Un oratoire du XVe siècle, une musique contemplative et des mannequins à talons plats qui sourient et prennent leur temps: la présentation de la styliste Daniela Gregis est à mille lieux de la frénésie caractéristique des défilés milanais.
Alors que juste au même moment, à l'autre bout de la ville, des centaines de hipsters passionnés jouent des coudes pour accéder aux "beautés génétiquement modifiées" des poids lourds de la mode milanaise, Daniela Gregis dévoile un univers nettement plus cérébral et naturel.
Elle a convié ses invités dans un sompteux bâtiment annexe de la basilique Saint-Ambroise, l'Oratoire de la Passion. Dans cette bulle de tranquillité, sous des fresques médiévales ou dans le jardinet du déambulatoire à l'extérieur, les visiteurs ont tout le temps de détailler la collection, baptisée "l'une et l'autre": des vêtements longs, amples, soyeux, aux tons d'anthracite mêlé de rose, rouge et orange.
Contrairement à la plupart des autres podiums milanais, où les mannequins se succèdent généralement à un rythme fiévreux sur fond de musique survoltée, bouclant la performance en une dizaine de minutes, la styliste a pris son temps (presque une heure) et fait à sa manière.
Ses modèles -une dizaine de jeunes filles mais aussi une septuagénaire et un homme- sont apparus l'air détaché, un sourire léger et énigmatique aux lèvres.
- Des voiles aux vêtements -
Jeune quinquagénaire, Daniela Gregis est loin d'être une figure nouvelle dans ce circuit où elle évolue depuis 1997.
Contrairement à beaucoup de ses confrères, elle n'envoie pas d'invitations tous azimuts, préférant un public relativement peu nombreux mais, semble-t-il, averti.
L'un est ainsi venu avec une paire de (vraies) cornes de chèvres décorées de fleurs artificielles sur la tête et un gros manteau de fourrure, tandis que son voisin arborait un énorme manteau de fausse fourrure fluo.
Atypique dans son milieu, la styliste qui travaille avec sa fille vend ses vêtements jusqu'au Japon, où ils sont commercialisés dans les magasins de la marque nippone Comme des garçons, mais reste d'une grande discrétion sur sa vie.
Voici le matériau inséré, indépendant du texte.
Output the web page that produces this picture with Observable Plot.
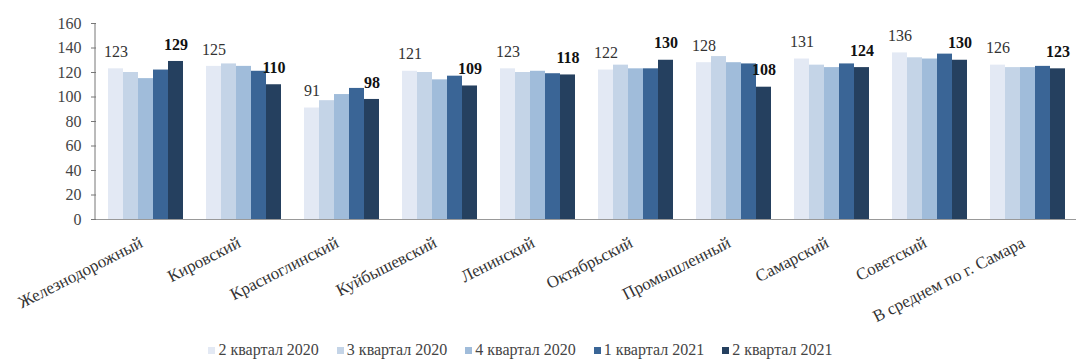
<!DOCTYPE html>
<html>
<head>
<meta charset="utf-8">
<script src="https://cdn.jsdelivr.net/npm/d3@7"></script>
<script src="https://cdn.jsdelivr.net/npm/@observablehq/plot@0.6"></script>
<style>
  html, body { margin: 0; padding: 0; background: #fff; }
  #chart { width: 1077px; font-family: 'Liberation Serif', serif; }
  .legend {
    display: flex; justify-content: center; align-items: center;
    gap: 18px; height: 24px; padding-right: 36px;
    font-family: 'Liberation Serif', serif; font-size: 16px; color: #444;
  }
  .legend span.item { display: inline-flex; align-items: center; white-space: nowrap; }
  .legend i { display: inline-block; width: 7px; height: 7px; margin-right: 3px; }
</style>
</head>
<body>
<div id="chart"></div>
<script>
// Районы Самары
const districts = [
  "Железнодорожный", "Кировский", "Красноглинский", "Куйбышевский", "Ленинский",
  "Октябрьский", "Промышленный", "Самарский", "Советский", "В среднем по г. Самара"
];
// Периоды
const periods = ["2 квартал 2020", "3 квартал 2020", "4 квартал 2020", "1 квартал 2021", "2 квартал 2021"];
// Значения по периодам
const q2_2020 = [123, 125, 91, 121, 123, 122, 128, 131, 136, 126];
const q3_2020 = [120, 127, 97, 120, 120, 126, 133, 126, 132, 124];
const q4_2020 = [115, 125, 102, 114, 121, 123, 128, 124, 131, 124];
const q1_2021 = [122, 121, 107, 117, 119, 123, 127, 127, 135, 125];
const q2_2021 = [129, 110, 98, 109, 118, 130, 108, 124, 130, 123];
const yTicks = [0, 20, 40, 60, 80, 100, 120, 140, 160];
const colors = ["#e3e9f4", "#c4d4e7", "#a0bcda", "#3a6596", "#25405f"];

const seriesValues = [q2_2020, q3_2020, q4_2020, q1_2021, q2_2021];
const rows = [];
districts.forEach((d, i) => {
  periods.forEach((p, j) => rows.push({district: d, period: p, value: seriesValues[j][i], idx: j}));
});
const firstRows = rows.filter(r => r.idx === 0);
const lastRows = rows.filter(r => r.idx === periods.length - 1);

const font = "'Liberation Serif', serif";

const plot = Plot.plot({
  width: 1077,
  height: 338,
  marginLeft: 95,
  marginRight: 0,
  marginTop: 23,
  marginBottom: 119,
  style: `font-family: ${font}; background: #fff;`,
  fx: {domain: districts, padding: 0, label: null},
  x: {domain: periods, paddingInner: 0, paddingOuter: 0.57, axis: null},
  y: {domain: [0, 160], label: null},
  color: {domain: periods, range: colors},
  marks: [
    Plot.barY(rows, {fx: "district", x: "period", y: "value", fill: "period"}),
    Plot.ruleY([0], {stroke: "#999", strokeWidth: 1}),
    Plot.axisY(yTicks, {tickSize: 5, tickPadding: 10, fontSize: 16, color: "#444", stroke: "#777", label: null}),
    Plot.axisFx({anchor: "bottom", tickSize: 0, tickPadding: 22, dx: -4, tickRotate: -27, fontSize: 17, color: "#333", label: null}),
    Plot.text(firstRows, {fx: "district", x: "period", y: "value", text: "value", dy: -17, fontSize: 16, fill: "#333"}),
    Plot.text(lastRows, {fx: "district", x: "period", y: "value", text: "value", dy: -17, fontSize: 16, fontWeight: "bold", fill: "#111"})
  ]
});

// Вертикальная линия оси Y
const ys = plot.scale("y");
const yScale = d3.scaleLinear().domain(ys.domain).range(ys.range);
d3.select(plot).append("line")
  .attr("x1", 95).attr("x2", 95)
  .attr("y1", yScale(160)).attr("y2", yScale(0))
  .attr("stroke", "#777");

const chart = document.getElementById("chart");
chart.appendChild(plot);

// Легенда
const legend = d3.select(chart).append("div").attr("class", "legend");
periods.forEach((p, j) => {
  const item = legend.append("span").attr("class", "item");
  item.append("i").style("background", colors[j]);
  item.append("span").text(p);
});
</script>
</body>
</html>
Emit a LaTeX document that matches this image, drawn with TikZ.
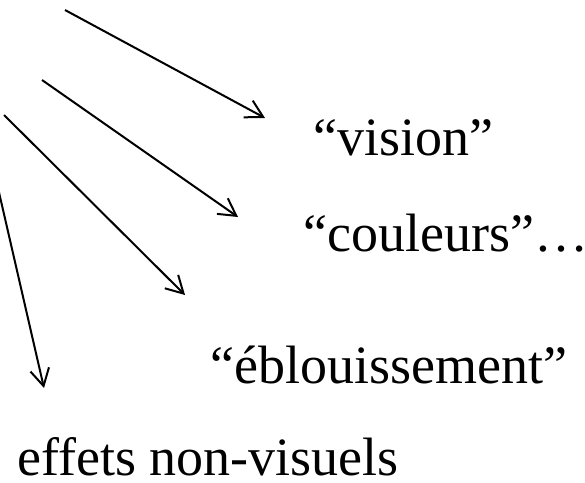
\documentclass[tikz,border=0pt]{standalone}
\usepackage{fontspec}
\setmainfont{Liberation Serif}
\usetikzlibrary{arrows.meta}
\begin{document}
\begin{tikzpicture}[x=1pt,y=-1pt,
  label/.style={anchor=base west,inner sep=0pt,font=\fontsize{54}{60}\selectfont},
  ray/.style={line width=2pt,-{Straight Barb[length=17pt,width=19pt,line width=2pt]}}]
\useasboundingbox (0,0) rectangle (585,482);
% labels
\node[label] (vision) at (313,155) {“vision”};
\node[label] (couleurs) at (303,251) {“couleurs”…};
\node[label] (ebl) at (210,383) {“éblouissement”};
\node[label] (effets) at (17,475) {effets non-visuels};
% ray start and end points
\coordinate (s1) at (65,10);   \coordinate (e1) at (265,118);
\coordinate (s2) at (42,80);   \coordinate (e2) at (238,217);
\coordinate (s3) at (4,115);   \coordinate (e3) at (185,295);
\coordinate (s4) at (-2,188);  \coordinate (e4) at (44,388);
\draw[ray] (s1) -- (e1);
\draw[ray] (s2) -- (e2);
\draw[ray] (s3) -- (e3);
\draw[ray] (s4) -- (e4);
\end{tikzpicture}
\end{document}
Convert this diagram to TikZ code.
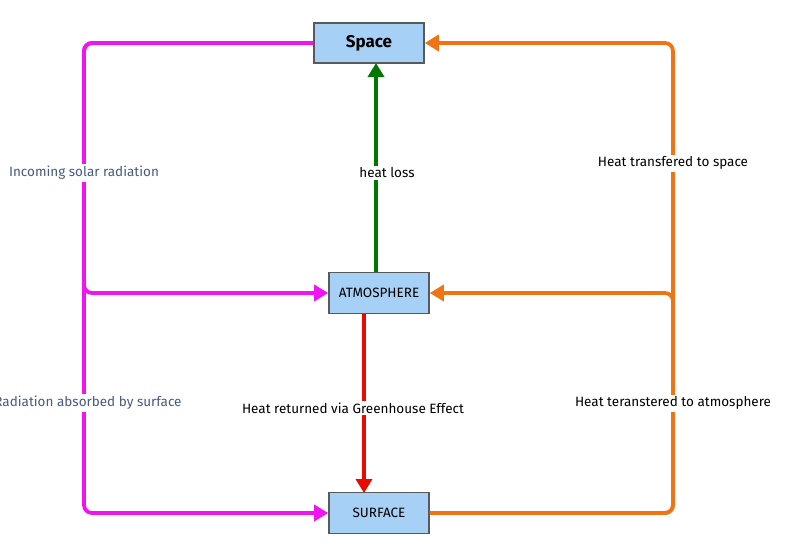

A peine apprend-on qu'elle a jadis dessiné des voiles pour des bateaux et que son mari est skipper.
"Notre collection est la continuation de notre travail, qui est dirigé vers l'art manuel, l'artisanat", explique-t-elle à l'AFP. Tissus naturels et dessins conçus dans le "laboratoire" qu'elle anime dans le centre historique de Bergame (nord) en sont la clé.
Pourquoi bannit-elle les talons hauts, si chers aux canons officiels de féminité de la mode traditionnelle ? "Le corps est l'expression de nous-mêmes et il faut préserver ce qu'on nous a donné", explique-t-elle.
Et le choix de faire appel à la belle et septuagénaire Benedetta pour présenter ses vêtements n'a rien pour elle d'une transgression des canons de la jeunesse éternelle régnant dans le milieu.
"Avoir le privilège d'un passé plus long que les autres, apporte une richesse infinie. Pour moi, Benedetta est magnifique", explique la styliste en souriant. "Je pense que le vêtement, l'essence de notre travail, est ce qu'une personne est dedans et pas une marque. C'est l'expression de chaque personne qui porte le vêtement".